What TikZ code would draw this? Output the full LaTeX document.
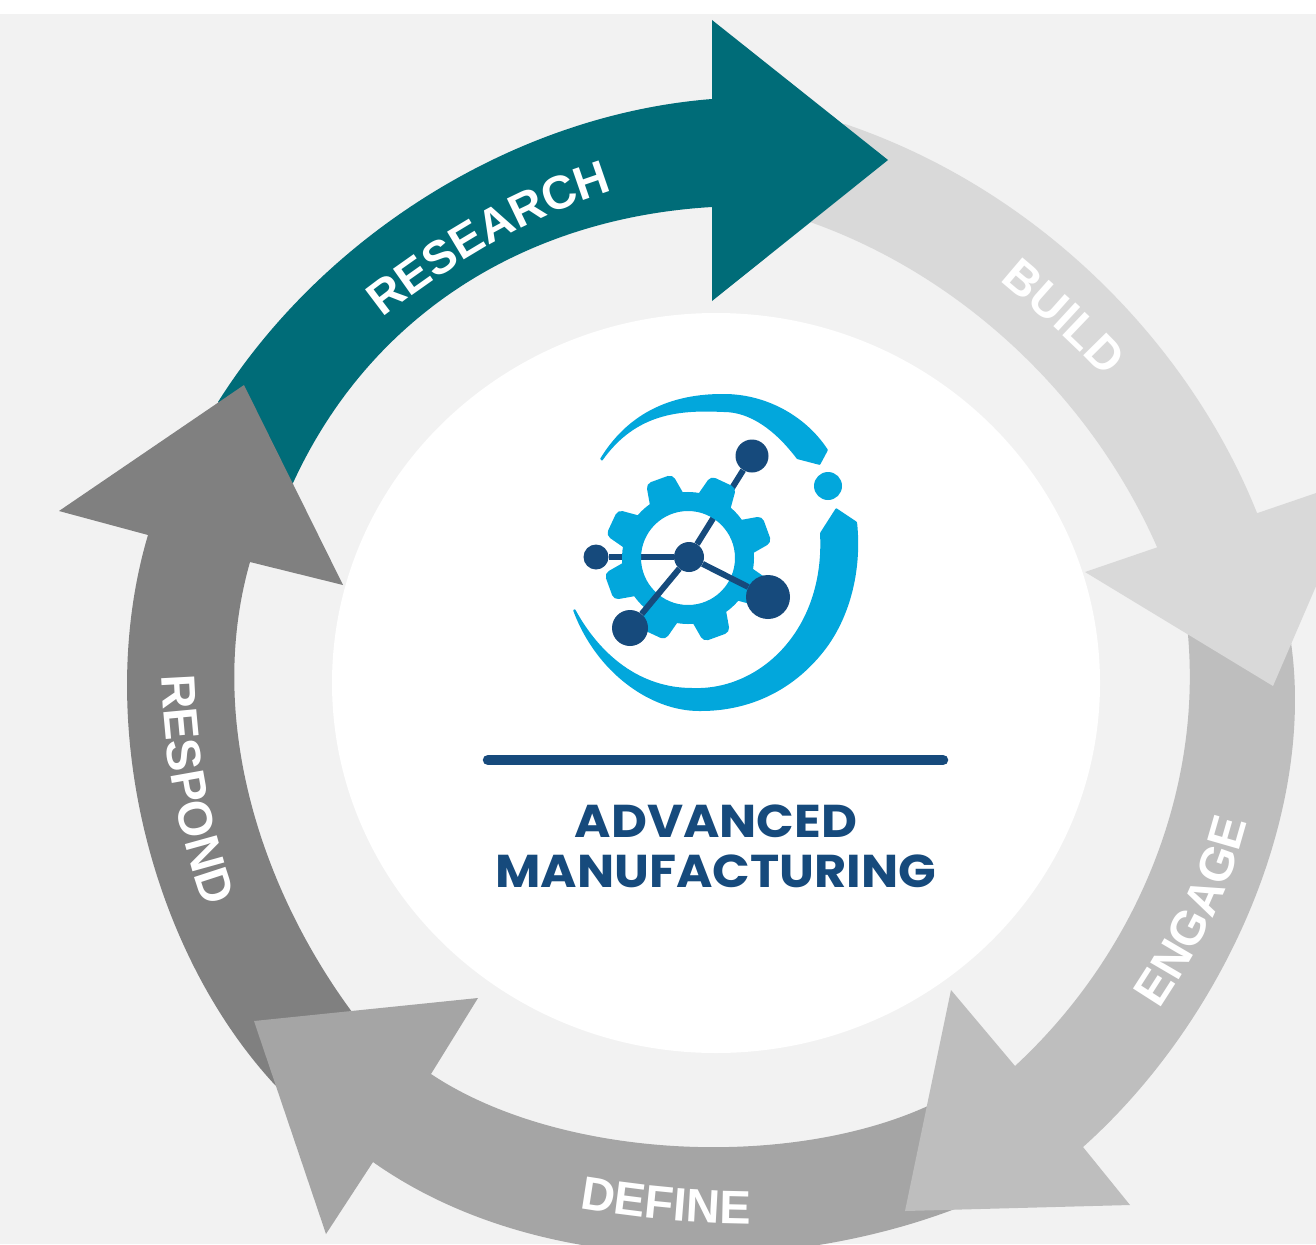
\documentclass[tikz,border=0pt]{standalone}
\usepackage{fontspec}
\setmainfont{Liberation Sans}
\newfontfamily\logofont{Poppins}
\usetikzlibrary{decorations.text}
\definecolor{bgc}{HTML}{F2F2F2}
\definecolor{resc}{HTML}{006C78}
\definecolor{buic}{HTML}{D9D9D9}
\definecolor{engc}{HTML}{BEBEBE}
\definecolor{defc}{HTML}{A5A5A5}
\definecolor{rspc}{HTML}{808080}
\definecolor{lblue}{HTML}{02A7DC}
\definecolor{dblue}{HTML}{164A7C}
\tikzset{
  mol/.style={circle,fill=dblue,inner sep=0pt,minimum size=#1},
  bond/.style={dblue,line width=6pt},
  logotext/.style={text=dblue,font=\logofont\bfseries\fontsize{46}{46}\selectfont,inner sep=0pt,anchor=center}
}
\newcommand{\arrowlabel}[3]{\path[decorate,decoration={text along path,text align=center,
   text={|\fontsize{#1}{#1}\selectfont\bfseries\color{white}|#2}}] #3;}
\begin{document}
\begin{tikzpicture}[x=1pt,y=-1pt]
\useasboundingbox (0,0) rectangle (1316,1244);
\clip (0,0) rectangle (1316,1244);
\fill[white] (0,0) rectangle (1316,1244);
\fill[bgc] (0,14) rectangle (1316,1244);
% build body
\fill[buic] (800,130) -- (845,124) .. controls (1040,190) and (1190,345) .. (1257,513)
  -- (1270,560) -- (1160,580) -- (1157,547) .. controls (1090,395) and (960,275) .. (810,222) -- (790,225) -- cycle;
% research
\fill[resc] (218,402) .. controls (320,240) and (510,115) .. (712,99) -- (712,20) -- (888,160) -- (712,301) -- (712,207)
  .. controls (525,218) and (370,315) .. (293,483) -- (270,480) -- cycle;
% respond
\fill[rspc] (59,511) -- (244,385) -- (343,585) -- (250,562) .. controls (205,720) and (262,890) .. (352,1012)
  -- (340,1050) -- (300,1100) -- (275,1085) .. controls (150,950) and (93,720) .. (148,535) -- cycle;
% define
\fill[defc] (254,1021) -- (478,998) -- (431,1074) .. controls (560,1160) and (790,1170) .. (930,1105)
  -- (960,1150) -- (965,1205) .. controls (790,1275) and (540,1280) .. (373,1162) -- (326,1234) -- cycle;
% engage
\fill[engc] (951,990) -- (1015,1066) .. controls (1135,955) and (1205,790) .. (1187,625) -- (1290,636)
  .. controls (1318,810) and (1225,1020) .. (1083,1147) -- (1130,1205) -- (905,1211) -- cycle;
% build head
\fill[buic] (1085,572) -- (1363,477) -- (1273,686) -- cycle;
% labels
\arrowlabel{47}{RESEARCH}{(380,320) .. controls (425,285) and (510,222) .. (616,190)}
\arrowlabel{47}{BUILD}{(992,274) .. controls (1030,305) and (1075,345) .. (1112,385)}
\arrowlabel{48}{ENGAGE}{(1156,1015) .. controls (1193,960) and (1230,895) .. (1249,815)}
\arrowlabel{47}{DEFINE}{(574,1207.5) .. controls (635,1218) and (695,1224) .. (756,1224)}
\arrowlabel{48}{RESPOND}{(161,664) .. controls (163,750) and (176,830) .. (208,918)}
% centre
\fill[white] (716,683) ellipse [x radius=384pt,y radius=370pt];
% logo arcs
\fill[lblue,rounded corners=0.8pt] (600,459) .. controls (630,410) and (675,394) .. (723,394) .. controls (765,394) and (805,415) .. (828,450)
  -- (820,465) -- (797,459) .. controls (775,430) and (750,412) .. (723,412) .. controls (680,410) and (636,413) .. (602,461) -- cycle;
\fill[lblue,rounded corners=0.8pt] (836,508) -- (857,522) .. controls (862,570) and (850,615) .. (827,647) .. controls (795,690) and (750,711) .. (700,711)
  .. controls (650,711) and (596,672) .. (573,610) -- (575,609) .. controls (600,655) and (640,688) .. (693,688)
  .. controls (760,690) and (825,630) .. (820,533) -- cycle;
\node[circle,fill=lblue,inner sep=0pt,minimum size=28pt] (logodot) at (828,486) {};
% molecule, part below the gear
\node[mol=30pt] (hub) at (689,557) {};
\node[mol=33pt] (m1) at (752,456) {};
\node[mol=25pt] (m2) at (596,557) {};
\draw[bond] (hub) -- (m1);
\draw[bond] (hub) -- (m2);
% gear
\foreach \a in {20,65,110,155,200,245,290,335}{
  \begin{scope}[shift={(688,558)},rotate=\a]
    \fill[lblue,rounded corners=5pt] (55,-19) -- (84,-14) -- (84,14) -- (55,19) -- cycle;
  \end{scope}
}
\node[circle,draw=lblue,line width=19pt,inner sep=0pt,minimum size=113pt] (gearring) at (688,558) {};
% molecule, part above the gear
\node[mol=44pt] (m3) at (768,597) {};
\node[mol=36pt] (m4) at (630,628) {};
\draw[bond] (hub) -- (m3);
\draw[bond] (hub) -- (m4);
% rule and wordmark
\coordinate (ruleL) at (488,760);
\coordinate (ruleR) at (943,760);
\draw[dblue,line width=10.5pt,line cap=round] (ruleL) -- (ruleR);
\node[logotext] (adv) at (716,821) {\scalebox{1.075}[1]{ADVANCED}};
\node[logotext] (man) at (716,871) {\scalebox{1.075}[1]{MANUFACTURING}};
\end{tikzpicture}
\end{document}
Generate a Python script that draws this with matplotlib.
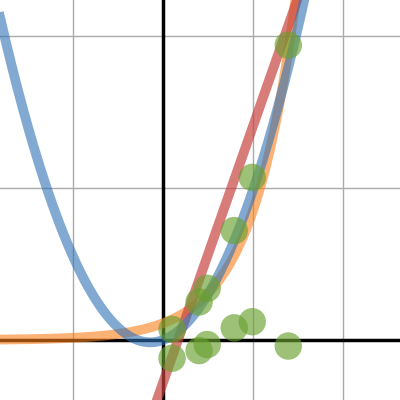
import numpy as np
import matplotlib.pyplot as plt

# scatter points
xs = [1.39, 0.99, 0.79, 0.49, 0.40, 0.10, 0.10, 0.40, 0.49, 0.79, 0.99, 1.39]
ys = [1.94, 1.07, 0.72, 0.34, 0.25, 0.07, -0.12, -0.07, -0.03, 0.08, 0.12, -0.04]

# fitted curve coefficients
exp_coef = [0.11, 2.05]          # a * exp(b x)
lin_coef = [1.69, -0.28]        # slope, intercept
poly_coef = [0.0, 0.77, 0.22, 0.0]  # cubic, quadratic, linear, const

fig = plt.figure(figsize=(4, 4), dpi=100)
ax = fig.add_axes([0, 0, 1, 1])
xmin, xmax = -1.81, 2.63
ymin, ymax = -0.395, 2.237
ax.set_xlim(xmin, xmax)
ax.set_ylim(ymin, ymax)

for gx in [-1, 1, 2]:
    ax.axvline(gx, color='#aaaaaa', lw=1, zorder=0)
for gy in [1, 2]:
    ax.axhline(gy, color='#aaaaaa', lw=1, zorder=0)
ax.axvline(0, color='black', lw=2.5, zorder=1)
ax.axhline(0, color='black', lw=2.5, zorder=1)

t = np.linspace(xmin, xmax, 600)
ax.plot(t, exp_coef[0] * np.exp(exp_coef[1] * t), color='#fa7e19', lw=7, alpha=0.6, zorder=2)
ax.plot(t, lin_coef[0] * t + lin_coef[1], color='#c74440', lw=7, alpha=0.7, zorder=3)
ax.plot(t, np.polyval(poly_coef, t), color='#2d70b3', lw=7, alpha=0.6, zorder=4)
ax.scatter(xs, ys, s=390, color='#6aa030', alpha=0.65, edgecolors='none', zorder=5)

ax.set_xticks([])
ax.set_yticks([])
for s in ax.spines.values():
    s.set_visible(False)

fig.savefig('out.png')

+ + +

# [GOAL]
Leave out the pictures and print every line of the data exactly.

# [TASK OUTPUT]
What TikZ code would draw this? Output the full LaTeX document.
\documentclass[tikz,border=0pt]{standalone}
\usepackage{fontspec}
\setmainfont{Liberation Sans}
\newfontfamily\logofont{Poppins}
\usetikzlibrary{decorations.text}
\definecolor{bgc}{HTML}{F2F2F2}
\definecolor{resc}{HTML}{006C78}
\definecolor{buic}{HTML}{D9D9D9}
\definecolor{engc}{HTML}{BEBEBE}
\definecolor{defc}{HTML}{A5A5A5}
\definecolor{rspc}{HTML}{808080}
\definecolor{lblue}{HTML}{02A7DC}
\definecolor{dblue}{HTML}{164A7C}
\tikzset{
  mol/.style={circle,fill=dblue,inner sep=0pt,minimum size=#1},
  bond/.style={dblue,line width=6pt},
  logotext/.style={text=dblue,font=\logofont\bfseries\fontsize{46}{46}\selectfont,inner sep=0pt,anchor=center}
}
\newcommand{\arrowlabel}[3]{\path[decorate,decoration={text along path,text align=center,
   text={|\fontsize{#1}{#1}\selectfont\bfseries\color{white}|#2}}] #3;}
\begin{document}
\begin{tikzpicture}[x=1pt,y=-1pt]
\useasboundingbox (0,0) rectangle (1316,1244);
\clip (0,0) rectangle (1316,1244);
\fill[white] (0,0) rectangle (1316,1244);
\fill[bgc] (0,14) rectangle (1316,1244);
% build body
\fill[buic] (800,130) -- (845,124) .. controls (1040,190) and (1190,345) .. (1257,513)
  -- (1270,560) -- (1160,580) -- (1157,547) .. controls (1090,395) and (960,275) .. (810,222) -- (790,225) -- cycle;
% research
\fill[resc] (218,402) .. controls (320,240) and (510,115) .. (712,99) -- (712,20) -- (888,160) -- (712,301) -- (712,207)
  .. controls (525,218) and (370,315) .. (293,483) -- (270,480) -- cycle;
% respond
\fill[rspc] (59,511) -- (244,385) -- (343,585) -- (250,562) .. controls (205,720) and (262,890) .. (352,1012)
  -- (340,1050) -- (300,1100) -- (275,1085) .. controls (150,950) and (93,720) .. (148,535) -- cycle;
% define
\fill[defc] (254,1021) -- (478,998) -- (431,1074) .. controls (560,1160) and (790,1170) .. (930,1105)
  -- (960,1150) -- (965,1205) .. controls (790,1275) and (540,1280) .. (373,1162) -- (326,1234) -- cycle;
% engage
\fill[engc] (951,990) -- (1015,1066) .. controls (1135,955) and (1205,790) .. (1187,625) -- (1290,636)
  .. controls (1318,810) and (1225,1020) .. (1083,1147) -- (1130,1205) -- (905,1211) -- cycle;
% build head
\fill[buic] (1085,572) -- (1363,477) -- (1273,686) -- cycle;
% labels
\arrowlabel{47}{RESEARCH}{(380,320) .. controls (425,285) and (510,222) .. (616,190)}
\arrowlabel{47}{BUILD}{(992,274) .. controls (1030,305) and (1075,345) .. (1112,385)}
\arrowlabel{48}{ENGAGE}{(1156,1015) .. controls (1193,960) and (1230,895) .. (1249,815)}
\arrowlabel{47}{DEFINE}{(574,1207.5) .. controls (635,1218) and (695,1224) .. (756,1224)}
\arrowlabel{48}{RESPOND}{(161,664) .. controls (163,750) and (176,830) .. (208,918)}
% centre
\fill[white] (716,683) ellipse [x radius=384pt,y radius=370pt];
% logo arcs
\fill[lblue,rounded corners=0.8pt] (600,459) .. controls (630,410) and (675,394) .. (723,394) .. controls (765,394) and (805,415) .. (828,450)
  -- (820,465) -- (797,459) .. controls (775,430) and (750,412) .. (723,412) .. controls (680,410) and (636,413) .. (602,461) -- cycle;
\fill[lblue,rounded corners=0.8pt] (836,508) -- (857,522) .. controls (862,570) and (850,615) .. (827,647) .. controls (795,690) and (750,711) .. (700,711)
  .. controls (650,711) and (596,672) .. (573,610) -- (575,609) .. controls (600,655) and (640,688) .. (693,688)
  .. controls (760,690) and (825,630) .. (820,533) -- cycle;
\node[circle,fill=lblue,inner sep=0pt,minimum size=28pt] (logodot) at (828,486) {};
% molecule, part below the gear
\node[mol=30pt] (hub) at (689,557) {};
\node[mol=33pt] (m1) at (752,456) {};
\node[mol=25pt] (m2) at (596,557) {};
\draw[bond] (hub) -- (m1);
\draw[bond] (hub) -- (m2);
% gear
\foreach \a in {20,65,110,155,200,245,290,335}{
  \begin{scope}[shift={(688,558)},rotate=\a]
    \fill[lblue,rounded corners=5pt] (55,-19) -- (84,-14) -- (84,14) -- (55,19) -- cycle;
  \end{scope}
}
\node[circle,draw=lblue,line width=19pt,inner sep=0pt,minimum size=113pt] (gearring) at (688,558) {};
% molecule, part above the gear
\node[mol=44pt] (m3) at (768,597) {};
\node[mol=36pt] (m4) at (630,628) {};
\draw[bond] (hub) -- (m3);
\draw[bond] (hub) -- (m4);
% rule and wordmark
\coordinate (ruleL) at (488,760);
\coordinate (ruleR) at (943,760);
\draw[dblue,line width=10.5pt,line cap=round] (ruleL) -- (ruleR);
\node[logotext] (adv) at (716,821) {\scalebox{1.075}[1]{ADVANCED}};
\node[logotext] (man) at (716,871) {\scalebox{1.075}[1]{MANUFACTURING}};
\end{tikzpicture}
\end{document}
Generate a Python script that draws this with matplotlib.
import numpy as np
import matplotlib.pyplot as plt

# scatter points
xs = [1.39, 0.99, 0.79, 0.49, 0.40, 0.10, 0.10, 0.40, 0.49, 0.79, 0.99, 1.39]
ys = [1.94, 1.07, 0.72, 0.34, 0.25, 0.07, -0.12, -0.07, -0.03, 0.08, 0.12, -0.04]

# fitted curve coefficients
exp_coef = [0.11, 2.05]          # a * exp(b x)
lin_coef = [1.69, -0.28]        # slope, intercept
poly_coef = [0.0, 0.77, 0.22, 0.0]  # cubic, quadratic, linear, const

fig = plt.figure(figsize=(4, 4), dpi=100)
ax = fig.add_axes([0, 0, 1, 1])
xmin, xmax = -1.81, 2.63
ymin, ymax = -0.395, 2.237
ax.set_xlim(xmin, xmax)
ax.set_ylim(ymin, ymax)

for gx in [-1, 1, 2]:
    ax.axvline(gx, color='#aaaaaa', lw=1, zorder=0)
for gy in [1, 2]:
    ax.axhline(gy, color='#aaaaaa', lw=1, zorder=0)
ax.axvline(0, color='black', lw=2.5, zorder=1)
ax.axhline(0, color='black', lw=2.5, zorder=1)

t = np.linspace(xmin, xmax, 600)
ax.plot(t, exp_coef[0] * np.exp(exp_coef[1] * t), color='#fa7e19', lw=7, alpha=0.6, zorder=2)
ax.plot(t, lin_coef[0] * t + lin_coef[1], color='#c74440', lw=7, alpha=0.7, zorder=3)
ax.plot(t, np.polyval(poly_coef, t), color='#2d70b3', lw=7, alpha=0.6, zorder=4)
ax.scatter(xs, ys, s=390, color='#6aa030', alpha=0.65, edgecolors='none', zorder=5)

ax.set_xticks([])
ax.set_yticks([])
for s in ax.spines.values():
    s.set_visible(False)

fig.savefig('out.png')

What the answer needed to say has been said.